* _DIRECTION_
Leave out all pictures and give back precisely the lines from the line with "Give me the" to the line with "const x0 = 133.5, x1", including those two lines.

* _TASK MATERIAL_
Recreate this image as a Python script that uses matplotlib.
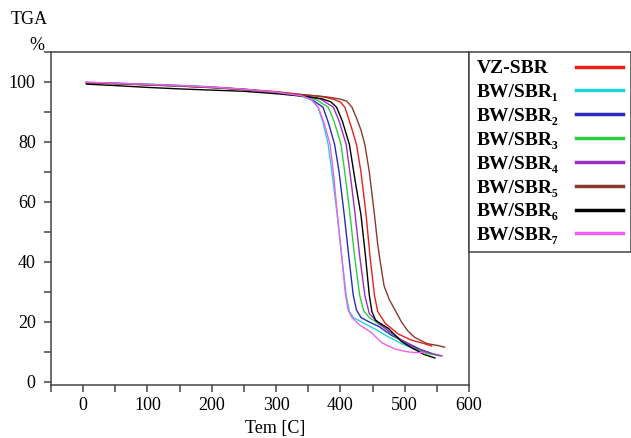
import matplotlib
matplotlib.use('Agg')
import matplotlib.pyplot as plt
from matplotlib.ticker import MultipleLocator

plt.rcParams['font.family'] = ['Liberation Serif', 'DejaVu Serif']

# TGA curves: temperature [C] and mass [%]
labels = ['VZ-SBR', 'BW/SBR₁', 'BW/SBR₂', 'BW/SBR₃', 'BW/SBR₄', 'BW/SBR₅', 'BW/SBR₆', 'BW/SBR₇']
colors = ['#e8201e', '#22d3d8', '#2a2ab8', '#2ecc40', '#9b30c0', '#8b3a2a', '#000000', '#f060f0']

t_vz = [5, 50, 100, 150, 200, 250, 300, 340, 370, 390, 400, 407, 417, 425, 432, 440, 446, 453,
        458, 470, 490, 510, 530, 542]
w_vz = [99.8, 99.5, 99.1, 98.7, 98.2, 97.6, 96.8, 95.8, 95.2, 94.2, 93.3, 91.6, 85, 79.2, 70,
        55.7, 42, 28.9, 23.5, 19.5, 16.0, 14.0, 12.8, 12.0]

t_bw1 = [5, 50, 100, 150, 200, 250, 300, 340, 355, 365, 373, 381, 388, 395, 402, 409, 414, 420,
         435, 455, 475, 495, 515, 537]
w_bw1 = [99.8, 99.6, 99.3, 98.9, 98.4, 97.6, 96.5, 95.2, 94.0, 91.6, 86.5, 79.2, 68, 55.7, 42,
         28.9, 23.5, 21.5, 19.8, 17.5, 15.0, 12.8, 11.0, 9.8]

t_bw2 = [5, 50, 100, 150, 200, 250, 300, 340, 350, 360, 373, 382, 391, 398, 406, 413, 420, 425,
         432, 445, 460, 480, 506, 525, 540]
w_bw2 = [99.8, 99.5, 99.1, 98.7, 98.2, 97.5, 96.5, 95.5, 94.8, 93.5, 91.6, 86, 79.2, 70, 55.7,
         42, 28.9, 24, 21.5, 20, 18.5, 15.5, 12.8, 10.8, 9.7]

t_bw3 = [5, 50, 100, 150, 200, 250, 300, 340, 350, 365, 381, 390, 401, 408, 415, 422, 430, 436,
         445, 469, 490, 511, 535, 555]
w_bw3 = [99.8, 99.5, 99.1, 98.7, 98.2, 97.5, 96.5, 95.5, 95.0, 93.8, 91.6, 87, 79.2, 68, 55.7,
         42, 28.9, 23.8, 21.5, 18, 14.5, 11.4, 9.5, 8.7]

t_bw4 = [5, 50, 100, 150, 200, 250, 300, 340, 350, 370, 389, 398, 409, 416, 423, 430, 438, 445,
         460, 475, 495, 516, 540, 558]
w_bw4 = [99.9, 99.6, 99.2, 98.8, 98.3, 97.6, 96.6, 95.6, 95.2, 94.2, 91.6, 87, 79.2, 68, 55.7,
         42, 28.9, 22.8, 19.5, 17, 14, 11.4, 9.6, 8.7]

t_bw5 = [5, 50, 100, 150, 200, 250, 300, 340, 380, 400, 410, 418, 425, 432, 438, 445, 453, 458,
         462, 468, 476, 485, 495, 505, 516, 535, 553, 562]
w_bw5 = [99.7, 99.4, 99.0, 98.6, 98.1, 97.5, 96.6, 95.8, 95.0, 94.3, 93.6, 91.6, 88, 84, 79.2,
         70, 55.7, 46, 40, 32, 27.5, 24, 20, 17, 14.8, 12.8, 12.1, 11.6]

t_bw6 = [5, 50, 100, 150, 200, 250, 300, 340, 370, 385, 394, 403, 414, 423, 432, 439, 445, 449,
         455, 475, 495, 511, 530, 547]
w_bw6 = [99.3, 98.8, 98.2, 97.7, 97.3, 96.9, 96.1, 95.3, 94.5, 93.4, 91.6, 87, 79.2, 67, 55.7,
         42, 28.9, 23.5, 20.5, 17.8, 13.5, 11.4, 9.2, 8.0]

t_bw7 = [5, 50, 100, 150, 200, 250, 300, 340, 355, 366, 375, 384, 390, 395, 402, 408, 412, 418,
         430, 448, 465, 485, 500, 516, 530]
w_bw7 = [99.9, 99.6, 99.2, 98.8, 98.3, 97.6, 96.6, 95.4, 94.2, 91.5, 86, 79.2, 68, 56.5, 42, 29,
         24, 21.5, 19, 16.5, 13, 11, 10.2, 9.8, 9.8]

temps = [t_vz, t_bw1, t_bw2, t_bw3, t_bw4, t_bw5, t_bw6, t_bw7]
masses = [w_vz, w_bw1, w_bw2, w_bw3, w_bw4, w_bw5, w_bw6, w_bw7]

fig = plt.figure(figsize=(6.31, 4.38), dpi=100)
ax = fig.add_axes([51 / 631, 1 - 385 / 438, 418 / 631, 333 / 438])

for t, w, c, lab in zip(temps, masses, colors, labels):
    ax.plot(t, w, color=c, lw=1.0, label=lab)

ax.set_xlim(-50, 600)
ax.set_ylim(-1, 110)
ax.xaxis.set_major_locator(MultipleLocator(100))
ax.xaxis.set_minor_locator(MultipleLocator(50))
ax.yaxis.set_major_locator(MultipleLocator(20))
ax.yaxis.set_minor_locator(MultipleLocator(10))
ax.tick_params(which='both', direction='out', length=5, width=1.1, color='#444444',
               labelsize=13)
ax.tick_params(axis='y', pad=6)
ax.tick_params(axis='x', pad=4)
for s in ax.spines.values():
    s.set_color('#444444')
    s.set_linewidth(1.1)

leg = ax.legend(bbox_to_anchor=(1, 1), loc='upper left', borderaxespad=0, markerfirst=False,
                fancybox=False, edgecolor='#444444', framealpha=1, handlelength=2.4,
                handletextpad=0.6, labelspacing=0.32, borderpad=0.4,
                prop={'family': ['Liberation Serif', 'DejaVu Serif'], 'weight': 'bold', 'size': 14})
leg.get_frame().set_linewidth(1.1)
for ln in leg.get_lines():
    ln.set_linewidth(2.5)
# text on the left, line pushed to the right edge of each row
for col in leg._legend_handle_box.get_children():
    col.width = 146
    col.align = 'left'
    for row in col.get_children():
        row.mode = 'expand'

fig.text(29 / 631, 1 - 19 / 438, 'TGA', ha='center', va='center', fontsize=13)
fig.text(37 / 631, 1 - 46 / 438, '%', ha='center', va='center', fontsize=13)
fig.text(275 / 631, 1 - 428 / 438, 'Tem [C]', ha='center', va='center', fontsize=13)

fig.savefig('out.png', dpi=100)
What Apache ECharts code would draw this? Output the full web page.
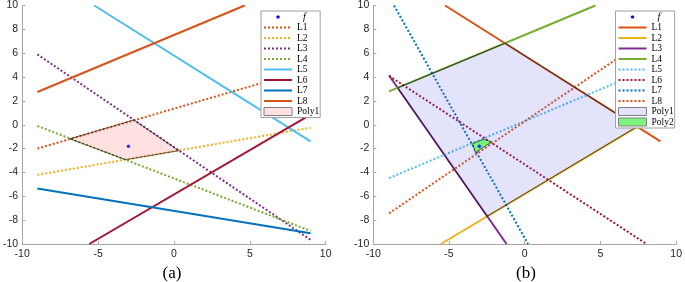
<!DOCTYPE html>
<html>
<head>
<meta charset="utf-8">
<script src="https://cdn.jsdelivr.net/npm/echarts@6/dist/echarts.min.js"></script>
<style>
  html, body { margin: 0; padding: 0; background: #fff; }
  #chart { width: 685px; height: 282px; }
</style>
</head>
<body>
<div id="chart"></div>
<script>
// 目标点 f（两幅图相同）
const fPoint = [[-3.0, -1.8]];

// (a) 八条直线，端点 [x, y]
const aL1 = [[-9, -2.0], [9, 4.7]];
const aL2 = [[-9, -4.2], [9, -0.25]];
const aL3 = [[-9, 5.9], [9, -9.65]];
const aL4 = [[-9, -0.1], [9, -8.9]];
const aL5 = [[-5.25, 10], [9, -1.4]];
const aL6 = [[-5.58, -10], [9, 0.85]];
const aL7 = [[-9, -5.35], [9, -9.1]];
const aL8 = [[-9, 2.75], [4.66, 10]];
const aPoly1 = [[-6.85, -1.18], [-2.65, 0.4], [0.32, -2.17], [-3.18, -2.93]];

// (b) 八条直线
const bL1 = [[-5.26, 10], [8.96, -1.4]];
const bL2 = [[-5.54, -10], [9, 1.02]];
const bL3 = [[-8.96, 4.13], [-1.2, -10]];
const bL4 = [[-8.96, 2.8], [4.67, 10]];
const bL5 = [[-8.96, -4.47], [9, 5.1]];
const bL6 = [[-8.96, 4.1], [8.04, -10]];
const bL7 = [[-8.63, 10], [0.22, -10]];
const bL8 = [[-8.96, -7.43], [9, 8.05]];
const bPoly1 = [[-8.39, 3.1], [-1.3, 6.84], [7.42, -0.17], [-2.48, -7.68]];
const bPoly2 = [[-3.44, -1.58], [-2.72, -1.22], [-2.18, -1.44], [-3.26, -2.33]];

const xTicks = { min: -10, max: 10, interval: 5 };
const yTicks = { min: -10, max: 10, interval: 2 };

const C = {
  blue: '#0072BD', orange: '#D95319', yellow: '#EDB120', purple: '#7E2F8E',
  green: '#77AC30', cyan: '#4DBEEE', red: '#A2142F'
};
const DOT = [2, 2];
const dotIcon = 'path://M0,0L0,0M28,8L28,8M13.2,2.6L14.8,2.6L15.6,3.4L15.6,4.8L14.8,5.6L13.2,5.6L12.4,4.8L12.4,3.4Z';

function lineSeries(name, data, color, dotted, idx) {
  return {
    name, type: 'line', xAxisIndex: idx, yAxisIndex: idx, data,
    symbol: 'none', silent: true, z: 2,
    lineStyle: { color, width: 2, type: dotted ? DOT : 'solid' },
    itemStyle: { color }
  };
}

function polySeries(name, pts, fill, idx) {
  return {
    name, type: 'custom', xAxisIndex: idx, yAxisIndex: idx, data: pts,
    silent: true, z: 3, itemStyle: { color: fill },
    renderItem: (params, api) => {
      if (params.dataIndex !== 0) return null;
      const points = pts.map((p) => api.coord(p));
      return {
        type: 'polygon', shape: { points },
        style: { fill, stroke: 'rgba(0,0,0,0.6)', lineWidth: 1 }
      };
    }
  };
}

function axisPair(idx) {
  const common = {
    type: 'value', gridIndex: idx, splitLine: { show: false },
    axisLine: { show: true, onZero: false, lineStyle: { color: '#a6a6a6', width: 1 } },
    axisTick: { show: true, inside: true, length: 3, lineStyle: { color: '#a6a6a6' } },
  };
  return {
    x: Object.assign({}, common, xTicks, {
      axisLabel: { color: '#262626', fontFamily: 'Liberation Sans', fontSize: 10.5, margin: 5 }
    }),
    y: Object.assign({}, common, yTicks, {
      axisLabel: { color: '#262626', fontFamily: 'Liberation Sans', fontSize: 10.5, margin: 4 }
    })
  };
}

function legendOpt(prefix, left, names, polys) {
  return {
    orient: 'vertical', left, top: 11, padding: [1, 1, 1, 2],
    itemWidth: 28, itemHeight: 8, itemGap: 0.5,
    backgroundColor: '#fff', borderColor: '#a0a0a0', borderWidth: 1,
    selectedMode: false,
    lineStyle: { width: 2 },
    // 隐藏折线图例中间的圆点
    itemStyle: { opacity: 0 },
    textStyle: {
      fontFamily: 'Liberation Serif', fontSize: 9.5, color: '#000', lineHeight: 10,
      rich: { i: { fontFamily: 'Liberation Serif', fontSize: 10, fontStyle: 'italic', padding: [0, 0, 0, 6] } }
    },
    formatter: (n) => (n === prefix + 'f' ? '{i|f}' : n.slice(2)),
    data: [{ name: prefix + 'f', icon: dotIcon, itemStyle: { color: '#0000ff', opacity: 1 } }]
      .concat(names.map((n) => prefix + n))
      .concat(polys.map((p) => ({
        name: prefix + p.name, icon: 'rect',
        itemStyle: { color: p.color, borderColor: '#808080', borderWidth: 1, opacity: 1 }
      })))
  };
}

const ax0 = axisPair(0);
const ax1 = axisPair(1);
const lines = ['L1', 'L2', 'L3', 'L4', 'L5', 'L6', 'L7', 'L8'];
const pinkFill = 'rgba(255,120,120,0.22)';
const lavFill = 'rgba(100,100,240,0.18)';
const greenFill = 'rgba(110,245,110,0.92)';

const chart = echarts.init(document.getElementById('chart'), null, { renderer: 'canvas' });
chart.setOption({
  animation: false,
  grid: [
    { left: 19.3, top: 3.3, width: 306.4, height: 240.7 },
    { left: 373.3, top: 3.3, width: 306.7, height: 240.7 }
  ],
  xAxis: [ax0.x, ax1.x],
  yAxis: [ax0.y, ax1.y],
  legend: [
    legendOpt('a:', 261, lines, [{ name: 'Poly1', color: 'rgb(255,225,225)' }]),
    legendOpt('b:', 615.5, lines, [
      { name: 'Poly1', color: 'rgb(227,227,252)' },
      { name: 'Poly2', color: 'rgb(125,245,125)' }
    ])
  ],
  graphic: [
    { type: 'text', x: 172, y: 274, style: { text: '(a)', font: '17px "Liberation Serif"', fill: '#000', align: 'center', verticalAlign: 'middle' } },
    { type: 'text', x: 526, y: 274, style: { text: '(b)', font: '17px "Liberation Serif"', fill: '#000', align: 'center', verticalAlign: 'middle' } }
  ],
  series: [
    lineSeries('a:L1', aL1, C.orange, true, 0),
    lineSeries('a:L2', aL2, C.yellow, true, 0),
    lineSeries('a:L3', aL3, C.purple, true, 0),
    lineSeries('a:L4', aL4, C.green, true, 0),
    lineSeries('a:L5', aL5, C.cyan, false, 0),
    lineSeries('a:L6', aL6, C.red, false, 0),
    lineSeries('a:L7', aL7, C.blue, false, 0),
    lineSeries('a:L8', aL8, C.orange, false, 0),
    polySeries('a:Poly1', aPoly1, pinkFill, 0),
    { name: 'a:f', type: 'scatter', xAxisIndex: 0, yAxisIndex: 0, data: fPoint, symbolSize: 3.5, itemStyle: { color: '#0000ff' }, z: 5, silent: true },

    lineSeries('b:L1', bL1, C.orange, false, 1),
    lineSeries('b:L2', bL2, C.yellow, false, 1),
    lineSeries('b:L3', bL3, C.purple, false, 1),
    lineSeries('b:L4', bL4, C.green, false, 1),
    lineSeries('b:L5', bL5, C.cyan, true, 1),
    lineSeries('b:L6', bL6, C.red, true, 1),
    lineSeries('b:L7', bL7, C.blue, true, 1),
    lineSeries('b:L8', bL8, C.orange, true, 1),
    polySeries('b:Poly1', bPoly1, lavFill, 1),
    polySeries('b:Poly2', bPoly2, greenFill, 1),
    { name: 'b:f', type: 'scatter', xAxisIndex: 1, yAxisIndex: 1, data: fPoint, symbolSize: 3.5, itemStyle: { color: '#0000ff' }, z: 5, silent: true }
  ]
});
</script>
</body>
</html>
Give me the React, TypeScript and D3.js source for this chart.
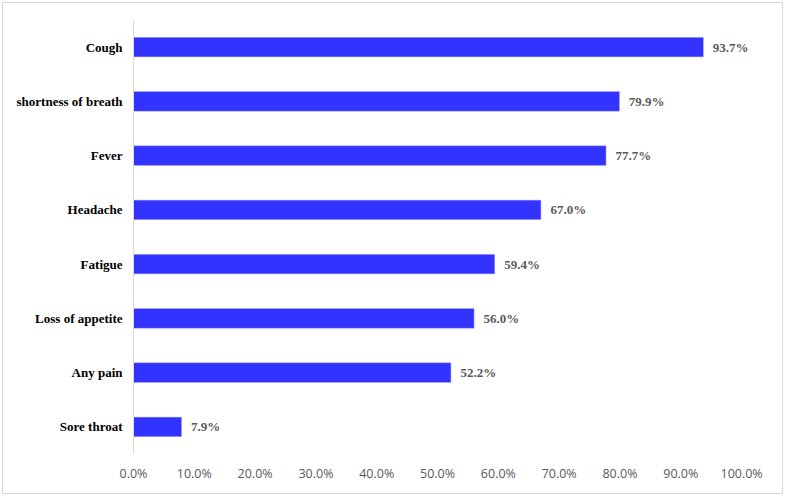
import React from "react";
import * as d3 from "d3";

const categories = ["Cough", "shortness of breath", "Fever", "Headache", "Fatigue", "Loss of appetite", "Any pain", "Sore throat"];
const values = [93.7, 79.9, 77.7, 67.0, 59.4, 56.0, 52.2, 7.9];
const ticks = [0, 10, 20, 30, 40, 50, 60, 70, 80, 90, 100];

const W = 785, H = 496;
const x0 = 133.5, x1 = 741.6, yTop = 20, yBot = 454;

export default function App() {
  const x = d3.scaleLinear().domain([0, 100]).range([x0, x1]);
  const y = d3.scaleBand<string>().domain(categories).range([yTop, yBot]).paddingInner(0.64).paddingOuter(0.32);
  return (
    <svg width={W} height={H} style={{ position: "absolute", left: 0, top: 0 }}>
      <rect x={2.5} y={2.5} width={W - 5} height={H - 5} fill="#fff" stroke="#d9d9d9" />
      {categories.map((c, i) => (
        <g key={c}>
          <rect x={x(0)} y={y(c)!} width={x(values[i]) - x(0)} height={y.bandwidth()} fill="#3333ff" stroke="#9a9aff" strokeWidth={0.5} />
          <text x={x(0) - 11} y={y(c)! + y.bandwidth() / 2} dy="0.35em" textAnchor="end" fontFamily="'Liberation Serif', serif" fontWeight="bold" fontSize={13} fill="#000">{c}</text>
          <text x={x(values[i]) + 9.5} y={y(c)! + y.bandwidth() / 2} dy="0.35em" textAnchor="start" fontFamily="'Liberation Serif', serif" fontWeight="bold" fontSize={13} fill="#595959">{values[i].toFixed(1)}%</text>
        </g>
      ))}
      <line x1={x(0)} x2={x(0)} y1={yTop} y2={yBot} stroke="#d9d9d9" />
      {ticks.map(t => (
        <text key={t} x={x(t)} y={474} dy="0.35em" textAnchor="middle" fontFamily="'Open Sans', sans-serif" fontSize={12.5} fill="#595959">{t.toFixed(1)}%</text>
      ))}
    </svg>
  );
}
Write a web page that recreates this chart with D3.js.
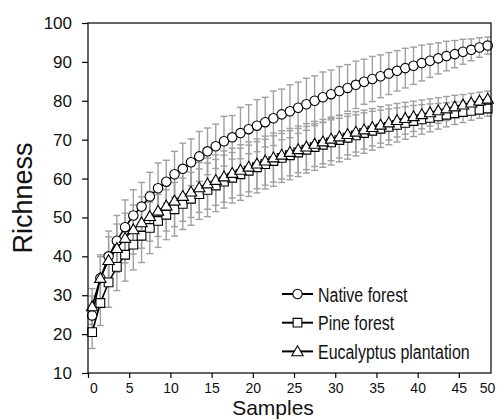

* _WRITTEN REPLY_
Give me the React, TypeScript and D3.js source for this chart.
import React from "react";
import * as d3 from "d3";

const categories = ["Cough", "shortness of breath", "Fever", "Headache", "Fatigue", "Loss of appetite", "Any pain", "Sore throat"];
const values = [93.7, 79.9, 77.7, 67.0, 59.4, 56.0, 52.2, 7.9];
const ticks = [0, 10, 20, 30, 40, 50, 60, 70, 80, 90, 100];

const W = 785, H = 496;
const x0 = 133.5, x1 = 741.6, yTop = 20, yBot = 454;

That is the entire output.